Legitimate vs. Optional Fees: A Quick-Glance Table
To make this even easier, here’s a simple table to help you quickly categorize the fees you encounter on the buyer’s order. Use this as your cheat sheet.
| Fee Name | What It Is | Typically Legitimate? | Negotiable? |
|---|---|---|---|
| Sales Tax | State/County tax on the vehicle purchase. | Yes | No |
| Title & Registration | State fees to make the car legally yours. | Yes | No |
| Destination Charge | Cost to ship the car from the factory. | Yes | No |
| Documentation Fee | Dealer’s cost for processing paperwork. | Yes (but often inflated) | The fee itself, no. The car price, yes. |
| VIN Etching | Anti-theft window etching. | No (overpriced) | Yes, ask to remove. |
| Nitrogen in Tires | Filling tires with nitrogen instead of air. | No (little to no value) | Yes, ask to remove. |
| Market Adjustment | Extra dealer profit on in-demand cars. | No (purely discretionary) | Absolutely, yes. |
My Playbook for Tackling Dealer Fees in Prescott
Knowledge is power, but a good strategy is what wins the game. Here are the tried-and-true tips I use, whether I’m helping a family member or just keeping my skills sharp.
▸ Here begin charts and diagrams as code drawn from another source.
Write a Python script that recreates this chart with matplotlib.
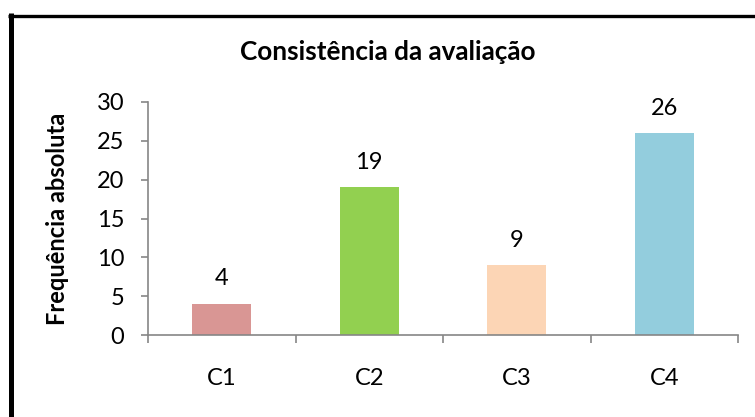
import matplotlib
matplotlib.use('Agg')
import matplotlib.pyplot as plt
from matplotlib.lines import Line2D

# DATA
categories = ['C1', 'C2', 'C3', 'C4']
counts = [4, 19, 9, 26]
bar_colors = ['#D99694', '#92D050', '#FCD5B5', '#93CDDD']
yticks = [0, 5, 10, 15, 20, 25, 30]

plt.rcParams['font.family'] = ['Lato', 'DejaVu Sans']

fig = plt.figure(figsize=(7.55, 4.17), dpi=100)
ax = fig.add_axes([148/755, 1 - 335/417, (738 - 148)/755, (335 - 102)/417])

x = range(len(categories))
ax.bar(x, counts, width=0.4, color=bar_colors)

# value labels above the bars
for xi, v in zip(x, counts):
    ax.annotate(str(v), xy=(xi, v), xytext=(0, 18), textcoords='offset points',
                ha='center', va='center', fontsize=17)

ax.set_xlim(-0.5, 3.5)
ax.set_ylim(0, 30)
ax.set_yticks(yticks)
ax.set_xticks([-0.5, 0.5, 1.5, 2.5, 3.5], minor=False)
ax.set_xticklabels([])
ax.set_xticks(list(x), minor=True)
ax.set_xticklabels(categories, minor=True)

gray = '#868686'
for side in ['top', 'right']:
    ax.spines[side].set_visible(False)
for side in ['left', 'bottom']:
    ax.spines[side].set_color(gray)
    ax.spines[side].set_linewidth(1.2)

ax.tick_params(axis='y', direction='out', length=5, width=1.2, color=gray,
               labelsize=17, pad=12)
ax.tick_params(axis='x', which='major', direction='out', length=6, width=1.2, color=gray)
ax.tick_params(axis='x', which='minor', length=0, labelsize=17, pad=24)

ax.set_ylabel('Frequência absoluta', fontsize=17, fontweight='bold')
ax.yaxis.set_label_coords(-0.134, 0.5)
fig.text(388/755, 1 - 52/417, 'Consistência da avaliação', ha='center', va='center',
         fontsize=18.8, fontweight='bold')

# black frame around the chart (left and top edges visible)
fig.add_artist(Line2D([10.5/755, 10.5/755], [0, 1 - 13/417], transform=fig.transFigure,
                      color='black', linewidth=3.6, solid_capstyle='butt'))
fig.add_artist(Line2D([8/755, 1], [1 - 15.5/417, 1 - 15.5/417], transform=fig.transFigure,
                      color='black', linewidth=2.4, solid_capstyle='butt'))

fig.savefig('out.png', dpi=100)
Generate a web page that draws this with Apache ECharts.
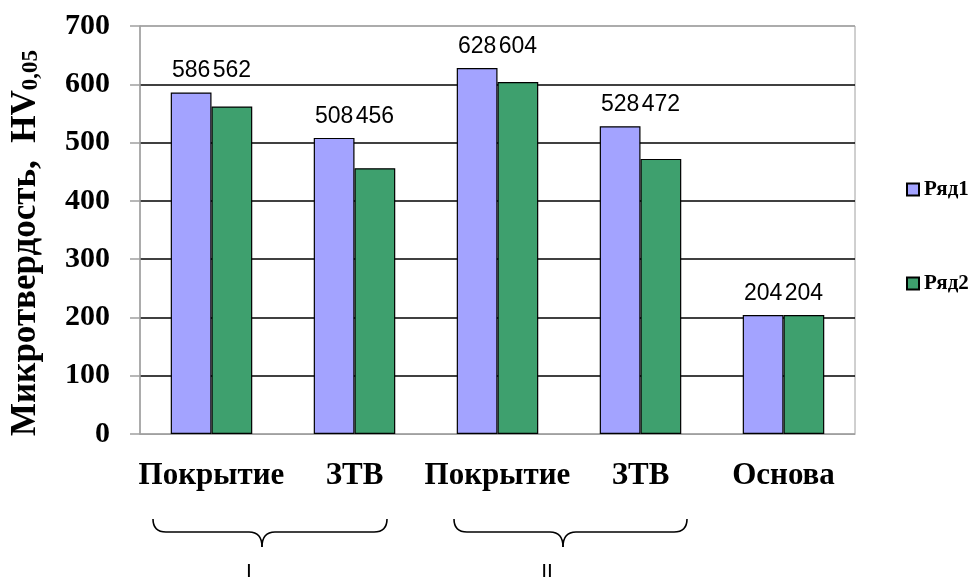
<!DOCTYPE html>
<html><head><meta charset="utf-8">
<script src="https://cdn.jsdelivr.net/npm/echarts@6/dist/echarts.min.js"></script>
<style>html,body{margin:0;padding:0;background:#fff}#c{width:972px;height:577px}</style>
</head><body><div id="c"></div>
<script>
const categories = ['Покрытие', 'ЗТВ', 'Покрытие', 'ЗТВ', 'Основа'];
const series1 = [586, 508, 628, 528, 204];
const series2 = [562, 456, 604, 472, 204];
const seriesNames = ['Ряд1', 'Ряд2'];
const groupLabels = ['I', 'II'];

// brace layout (pixels): left end, tip, right end, label x
const braceLayout = [
  {x1: 153, tip: 262, x2: 387, lx: 249},
  {x1: 454, tip: 563, x2: 687, lx: 547}
];

const serif = '"Liberation Serif", "Times New Roman", serif';
const sans = '"Liberation Sans", Arial, sans-serif';
const chart = echarts.init(document.getElementById('c'));
const lbl = {show: true, position: 'top', distance: 10, color: '#000', fontFamily: sans, fontSize: 23};
chart.setOption({
  animation: false,
  grid: {left: 137, right: 117, top: 26, bottom: 143, show: true, borderColor: '#a0a0a0', borderWidth: 1},
  legend: {
    orient: 'vertical', left: 901, top: 174, itemGap: 73, itemWidth: 12, itemHeight: 12, icon: 'rect',
    textStyle: {fontFamily: serif, fontWeight: 'bold', fontSize: 21, color: '#000'},
    data: seriesNames
  },
  xAxis: {
    type: 'category', data: categories,
    axisLine: {lineStyle: {color: '#a0a0a0'}}, axisTick: {show: false},
    axisLabel: {margin: 26, fontFamily: serif, fontWeight: 'bold', fontSize: 31, color: '#000', interval: 0}
  },
  yAxis: {
    type: 'value', min: 0, max: 700, interval: 100,
    name: '{m|Микротвердость,  HV}{s|0,05}', nameLocation: 'middle', nameGap: 97,
    nameTextStyle: {padding: [0, 26, 0, 0], rich: {
      m: {fontFamily: serif, fontWeight: 'bold', fontSize: 35, color: '#000'},
      s: {fontFamily: serif, fontWeight: 'bold', fontSize: 23, color: '#000', padding: [11, 0, 0, 0]}
    }},
    axisLine: {show: true, lineStyle: {color: '#a0a0a0', width: 1.5}},
    axisTick: {show: true, length: 10, lineStyle: {color: '#a0a0a0', width: 1.5}},
    axisLabel: {margin: 30, fontFamily: serif, fontWeight: 'bold', fontSize: 30, color: '#000'},
    splitLine: {lineStyle: {color: ['#a0a0a0', '#000', '#000', '#000', '#000', '#000', '#000', '#a0a0a0'], width: 1.5}}
  },
  series: [
    {name: seriesNames[0], type: 'bar', data: series1, barGap: '0%', barCategoryGap: '43%',
     itemStyle: {color: '#A3A3FF', borderColor: '#000', borderWidth: 1.2}, label: lbl},
    {name: seriesNames[1], type: 'bar', data: series2,
     itemStyle: {color: '#3EA06E', borderColor: '#000', borderWidth: 1.2}, label: lbl}
  ]
});

// align the labels of each pair at the height of the taller bar's label
const py = v => chart.convertToPixel({yAxisIndex: 0}, v);
const aligned = (arr, other) => arr.map((v, i) => {
  const top = Math.max(v, other[i]);
  return {value: v, label: {offset: [0, py(top) - py(v)]}};
});

const g = [];
braceLayout.forEach((b, i) => {
  const y0 = 519, ym = 532, yt = 547, r = 13, st = {stroke: '#000', lineWidth: 1.6, fill: null};
  g.push({type: 'bezierCurve', shape: {x1: b.x1, y1: y0, cpx1: b.x1, cpy1: ym, x2: b.x1 + r, y2: ym}, style: st});
  g.push({type: 'line', shape: {x1: b.x1 + r, y1: ym, x2: b.tip - r, y2: ym}, style: st});
  g.push({type: 'bezierCurve', shape: {x1: b.tip - r, y1: ym, cpx1: b.tip, cpy1: ym, x2: b.tip, y2: yt}, style: st});
  g.push({type: 'bezierCurve', shape: {x1: b.tip, y1: yt, cpx1: b.tip, cpy1: ym, x2: b.tip + r, y2: ym}, style: st});
  g.push({type: 'line', shape: {x1: b.tip + r, y1: ym, x2: b.x2 - r, y2: ym}, style: st});
  g.push({type: 'bezierCurve', shape: {x1: b.x2 - r, y1: ym, cpx1: b.x2, cpy1: ym, x2: b.x2, y2: y0}, style: st});
  g.push({type: 'text', x: b.lx, y: 572,
    style: {text: groupLabels[i], font: '21px ' + sans, fill: '#000', align: 'center', verticalAlign: 'middle'}});
});
chart.setOption({series: [{data: aligned(series1, series2)}, {data: aligned(series2, series1)}], graphic: g});
</script></body></html>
- Always Start with the OTD Price. Before you talk monthly payments or trade-in values, email or call multiple dealerships and ask for their best “Out-the-Door” price on the exact car you want. This forces them to show you the total cost from the beginning and makes comparing offers incredibly easy.
- Know the Local Doc Fee Range. A quick search or asking around can give you a baseline for what Prescott dealers charge for a doc fee. If one is wildly higher than another, it tells you a lot about their pricing strategy.
- Read. Every. Single. Line. This is my “I learned this the hard way” tip. Years ago, I was so focused on the big numbers that I nearly paid $150 for “premium floor mats” that were already included from the factory. I caught it because I slowed down, took a breath, and read the entire buyer’s order. Don’t be afraid to take your time in the finance office.
- Negotiate the Vehicle Price, Not the Fee. Dealerships often won’t remove their doc fee because they have to charge it consistently to all customers to avoid discrimination claims. Instead of arguing about the $599 doc fee, tell them you need the vehicle price to be $599 lower to compensate for it. The net result is the same for you.
- Be Polite, But Firm, and Ready to Walk. Your greatest power is your ability to leave. If the numbers don’t make sense or you feel pressured, you can always say, “Thank you for your time, but I’m not comfortable with these extra charges.” More often than not, this can bring a stubborn manager back to the table.
Frequently Asked Questions
Can I refuse to pay the doc fee in Prescott, AZ?
You can try, but it’s unlikely to be removed. A better strategy is to negotiate the vehicle’s selling price down to offset the cost of the doc fee, effectively neutralizing it.
What is a reasonable ‘out-the-door’ price compared to the MSRP?
A fair OTD price would be the negotiated sale price (which could be at, below, or even above MSRP depending on demand) plus only the non-negotiable government fees and a reasonable, standard doc fee.
Are dealer-installed add-ons like pinstripes or wheel locks worth it?
Typically, no. These are almost always significantly cheaper to purchase and install through an independent shop or even on your own. Politely decline them if they are not already on the vehicle.
How do I know if a fee is legitimate?
Ask the finance manager to explain its purpose. Legitimate fees, like taxes or the destination charge, have clear, verifiable origins. If the explanation is vague or sounds like “to cover our costs,” it’s likely a negotiable, profit-driven fee.